For those interested in cultural milestones, here is one to contemplate: The products of the postwar baby boom begin to turn 40 this year.
The baby boom is one of the great demographic achievements of U.S. history. After making it through the Great Depression and World War II, Americans decided to try something different. They bought automobiles, built houses, moved to the suburbs and raised a bumper crop of children, all with the help of government subsidies (highway construction, VHA and FHA loans, tax exemptions). Between 1946 and 1964, the birthrate soared. More than 70 million Americans were born--the most affluent, best educated and most self-conscious (and self-absorbed) generation in American history. In 1988, baby-boomers will represent almost half the electorate.
Now that the entire generation has reached political maturity, political strategists are asking, "So what?" For years, politicians, advertisers and media programmers have known that winning the baby boom meant controlling the market. Marketing specialists have had some success, but no one in politics seems to know how to reach the Pepsi generation. Many have tried, with limited success: George McGovern, Edmund G. Brown Jr., John Anderson, Gary Hart, even Ronald Reagan. One of the most striking facts about the 1984 presidential election is how undistinctive younger voters were; they voted 59%-41% for Reagan over Walter F. Mondale--the same way everyone else voted.

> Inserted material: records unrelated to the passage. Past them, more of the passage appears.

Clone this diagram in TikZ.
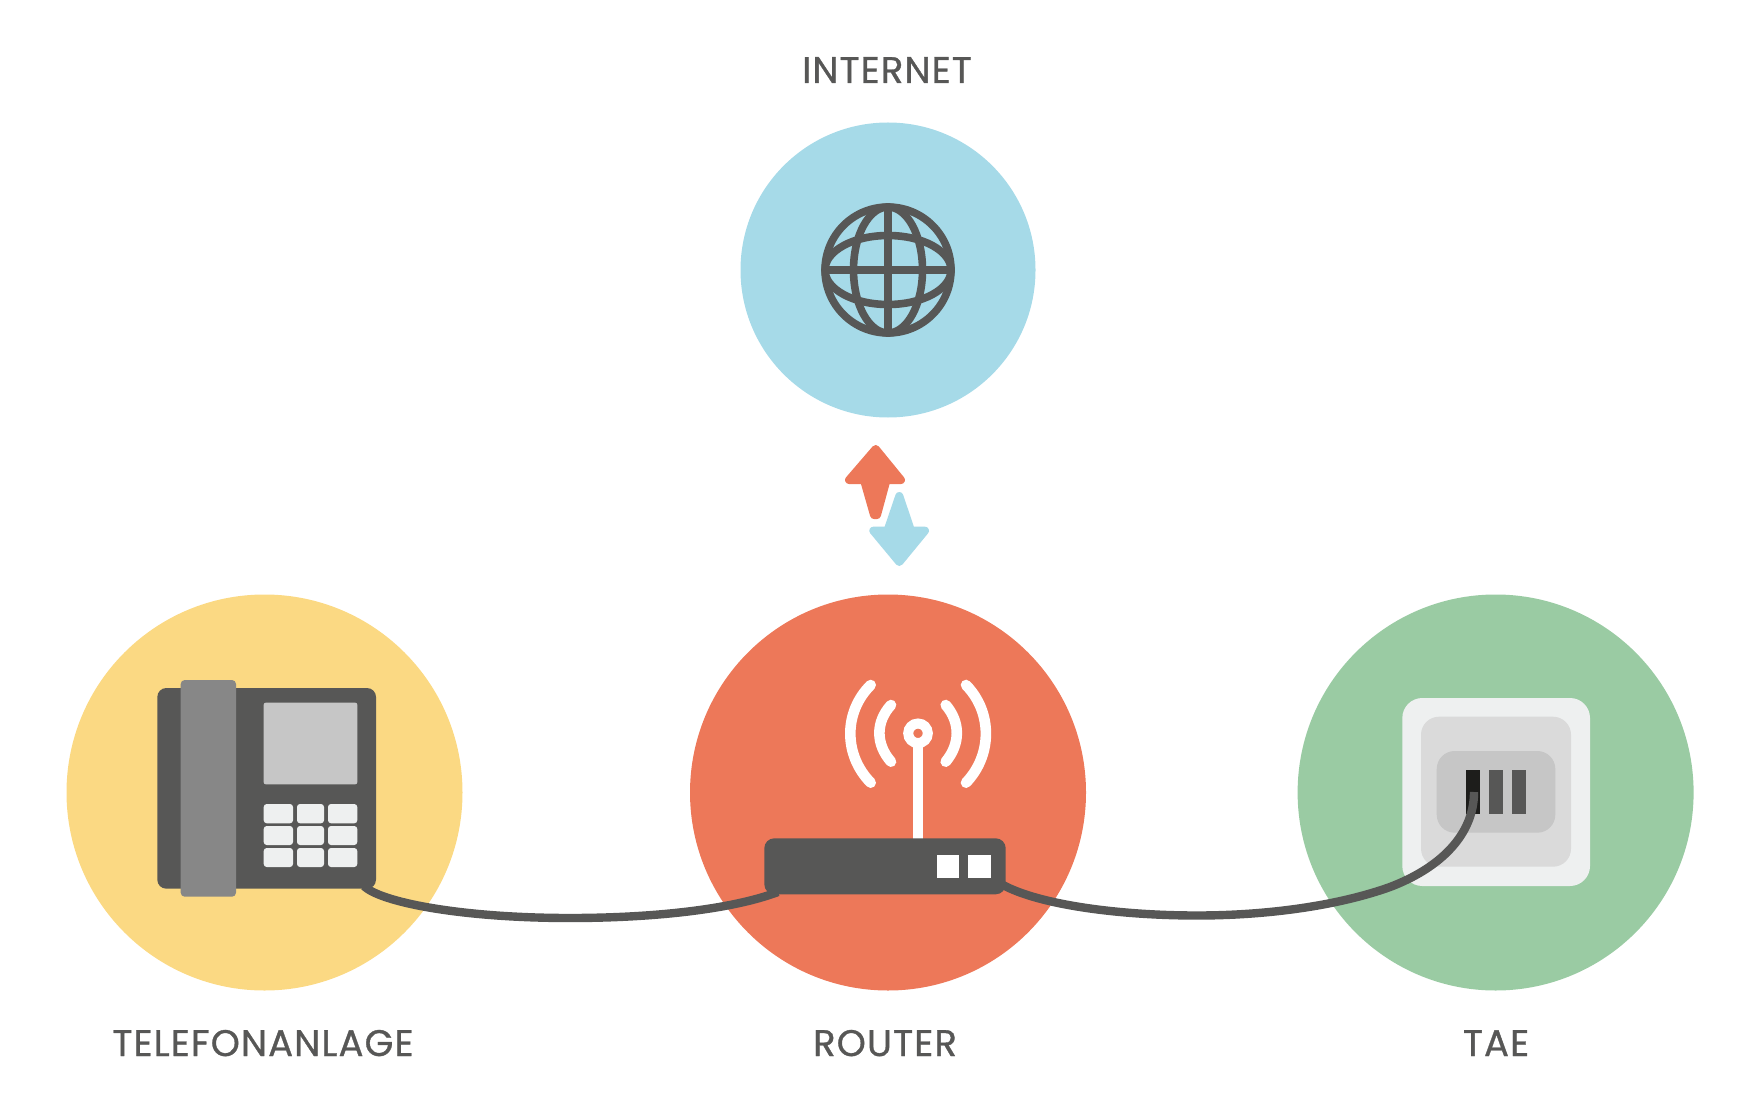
\documentclass[tikz,border=0pt]{standalone}
\usepackage{fontspec}
\setmainfont{Poppins}[FakeBold=0.9,LetterSpace=3.1]
\definecolor{skyc}{HTML}{A6DAE8}
\definecolor{redc}{HTML}{ED7859}
\definecolor{yelc}{HTML}{FBD983}
\definecolor{grnc}{HTML}{9ACBA3}
\definecolor{dark}{HTML}{575756}
\definecolor{midg}{HTML}{878787}
\definecolor{scrn}{HTML}{C6C6C6}
\definecolor{keyc}{HTML}{EEF0F0}
\definecolor{faceg}{HTML}{DADADA}
\definecolor{blk}{HTML}{1D1D1B}
\newcommand\pxbox[7]{%
  \pgfmathsetmacro\bxc{(#2+#4)/2}\pgfmathsetmacro\byc{(#3+#5)/2}%
  \pgfmathsetmacro\bw{(#4-#2)*0.5}\pgfmathsetmacro\bh{(#5-#3)*0.5}\pgfmathsetmacro\br{#7*0.5}%
  \node[pxrect,fill=#6,rounded corners=\br pt,minimum width=\bw pt,minimum height=\bh pt] (#1) at (\bxc,\byc) {};}
\tikzset{
  pxrect/.style={rectangle,draw=none,inner sep=0pt,outer sep=0pt},
  disc/.style={circle,draw=none,inner sep=0pt,outer sep=0pt,minimum size=#1*1pt},
  label text/.style={anchor=base,text=dark,inner sep=0pt,font=\fontsize{18.5}{20}\selectfont},
  cable/.style={draw=dark,line width=4.2pt,line cap=butt},
  globeline/.style={draw=dark,line width=3.8pt},
  wave/.style={draw=white,line width=5.3pt,line cap=round},
  arrowshape/.style={line width=4pt,line join=round}
}
\begin{document}
\begin{tikzpicture}[x=0.5pt,y=-0.5pt]
\useasboundingbox (0,0) rectangle (1754,1117);
% circles
\node[disc=147.5,fill=skyc] (internetc) at (888,270) {};
\node[disc=198,fill=yelc] (phonec) at (264.5,792.5) {};
\node[disc=198,fill=redc] (routerc) at (888,792.5) {};
\node[disc=198,fill=grnc] (taec) at (1495.6,792.5) {};
% globe
\draw[globeline] (888,270) circle[radius=63];
\draw[globeline] (888,270) ellipse[x radius=34.5,y radius=63];
\draw[globeline] (888,270) ellipse[x radius=63,y radius=34.5];
\draw[globeline] (888,207) -- (888,333);
\draw[globeline] (825,270) -- (951,270);
% up / down arrows
\fill[redc,draw=redc,arrowshape] (875.7,449) -- (901,480) -- (886.5,480) -- (877,515) -- (874,515) -- (864,480) -- (849,480) -- cycle;
\fill[white,draw=white,line width=9pt,line join=round] (899.3,496) -- (911,530.7) -- (925,530.7) -- (899.3,562) -- (873.3,530.7) -- (887.5,530.7) -- cycle;
\fill[skyc,draw=skyc,arrowshape] (899.3,496) -- (911,530.7) -- (925,530.7) -- (899.3,562) -- (873.3,530.7) -- (887.5,530.7) -- cycle;
% cable anchor points
\coordinate (phoneout) at (364,886);
\coordinate (routerl) at (778,892);
\coordinate (routerr) at (1003,885);
\coordinate (taeplug) at (1474,792);
% phone
\pxbox{phonebody}{157.3}{688}{376}{888.7}{dark}{9}
\draw[cable] (phoneout) .. controls (380,902) and (460,918) .. (570,918) .. controls (650,918) and (730,910) .. (routerl);
\pxbox{handset}{180.7}{680}{236}{896.7}{midg}{4}
\pxbox{screen}{263.7}{702.7}{357.3}{784.3}{scrn}{2}
\pxbox{keya}{263.7}{804}{293}{823.3}{keyc}{3}
\pxbox{keyb}{297}{804}{324}{823.3}{keyc}{3}
\pxbox{keyc}{328}{804}{357.3}{823.3}{keyc}{3}
\pxbox{keyd}{263.7}{826}{293}{845}{keyc}{3}
\pxbox{keye}{297}{826}{324}{845}{keyc}{3}
\pxbox{keyf}{328}{826}{357.3}{845}{keyc}{3}
\pxbox{keyg}{263.7}{848}{293}{867}{keyc}{3}
\pxbox{keyh}{297}{848}{324}{867}{keyc}{3}
\pxbox{keyi}{328}{848}{357.3}{867}{keyc}{3}
% router
\draw[wave] (870.7,685) .. controls (843.5,712) and (843.5,755) .. (870.7,782.7);
\draw[wave] (891,705) .. controls (875.5,722) and (875.5,744) .. (891,761.7);
\draw[wave] (966,685) .. controls (992.5,712) and (992.5,755) .. (966,782.7);
\draw[wave] (945.7,705) .. controls (960.5,722) and (960.5,744) .. (945.7,761.7);
\draw[draw=white,line width=5pt] (918,745) -- (918,840);
\draw[draw=white,line width=5pt] (918,733.3) circle[radius=9.8];
\pxbox{routerbody}{764.3}{838.3}{1005.7}{894.3}{dark}{10}
\pxbox{portA}{936.7}{855}{959.3}{877.7}{white}{0}
\pxbox{portB}{968.3}{855}{991}{877.7}{white}{0}
% socket
\pxbox{taeouter}{1402.3}{698}{1590}{886}{keyc}{20}
\pxbox{taemid}{1421}{716.7}{1571}{866.7}{faceg}{18}
\pxbox{taeinner}{1436.7}{751}{1555.3}{832.7}{scrn}{18}
\pxbox{slotA}{1466.3}{770}{1480.3}{814.3}{blk}{0}
\pxbox{slotB}{1489}{770}{1503}{814.3}{dark}{0}
\pxbox{slotC}{1511.7}{770}{1525.7}{814.3}{dark}{0}
\draw[cable] (routerr) .. controls (1040,905) and (1120,915.5) .. (1197,915.5) .. controls (1270,915.5) and (1340,905) .. (1390,887) .. controls (1440,868) and (1474,835) .. (taeplug);
% labels
\node[label text] (internetl) at (887,83) {INTERNET};
\node[label text] (phonel) at (263,1056) {TELEFONANLAGE};
\node[label text] (routerl2) at (885,1056) {ROUTER};
\node[label text] (tael) at (1496,1056) {TAE};
\end{tikzpicture}
\end{document}
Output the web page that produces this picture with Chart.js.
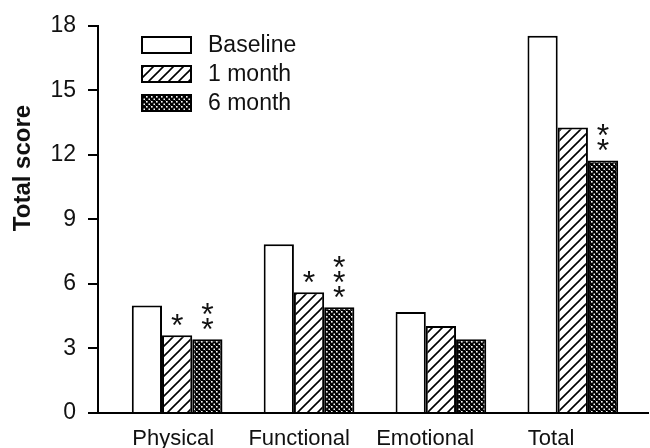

Neither the Republicans nor the Democrats have a particular advantage among baby-boomers. When asked their party preference, baby-boomers tend to be more independent than other voters. Nor does their ideology tip consistently left or right. On economic issues, baby-boomers tend to be free-enterprise-minded and suspicious of the big government, big labor commitments of the traditional Democratic Party. On social issues, however, they are strongly libertarian. Baby-boomers grew up with the civil-rights and women's-rights movements and are deeply antagonistic to the Moral Majority strain of thinking in the GOP.
Is there anything characteristic of the baby-boom generation--something a political figure can grab and ride to victory in 1988? There is, and it has less to do with ideology than with political style. It stems from the baby-boomers' particular generational experience. The simplest way to characterize that style is anti-Establishment. Baby-boomers reached maturity in an era when nothing worked the way it was supposed to--not government, not business, not labor, not the military, not religion, not even education. The assassination of President John F. Kennedy was a dividing point. Baby-boomers experienced a sharp dislocation between the naive idealism of the early 1960s and the dismaying failures of the late 1960s and 1970s. They became distrustful of ideologies as well as institutions. First their music and later their politics gave them a sense of generational distinctiveness, of seeing the world as "us" and "them."
The early baby-boomers grew up during the 1950s, the era of affluence and conformity. It was rock music that first gave them a sense of generational identity--music "we" appreciated and "they" didn't. From Elvis to Madonna, the whole point of rock music has been to shock the Establishment and make fun of bourgeois values. Music gave young people a feeling of identity, a sense of being a distinctive subculture. Interestingly, rock music also caught hold in another anti-bourgeois subculture--working-class England. (The French, on the other hand, have no talent for rock music. That is because they are the most completely bourgeois culture on earth.)
Is there an anti-bourgeois subculture in the United States? Of course there is--blacks. Rock music started out as black music (rhythm and blues), and the appreciation of black music went hand-in-hand with the earliest political experience of the baby-boom generation--namely, civil rights. From the civil-rights movement, baby-boomers learned about protest and idealism. Civil rights was one of the great moral revolutions in world history, and it raised the aspirations of an entire generation of Americans. They could make a difference. They decided the system could be changed.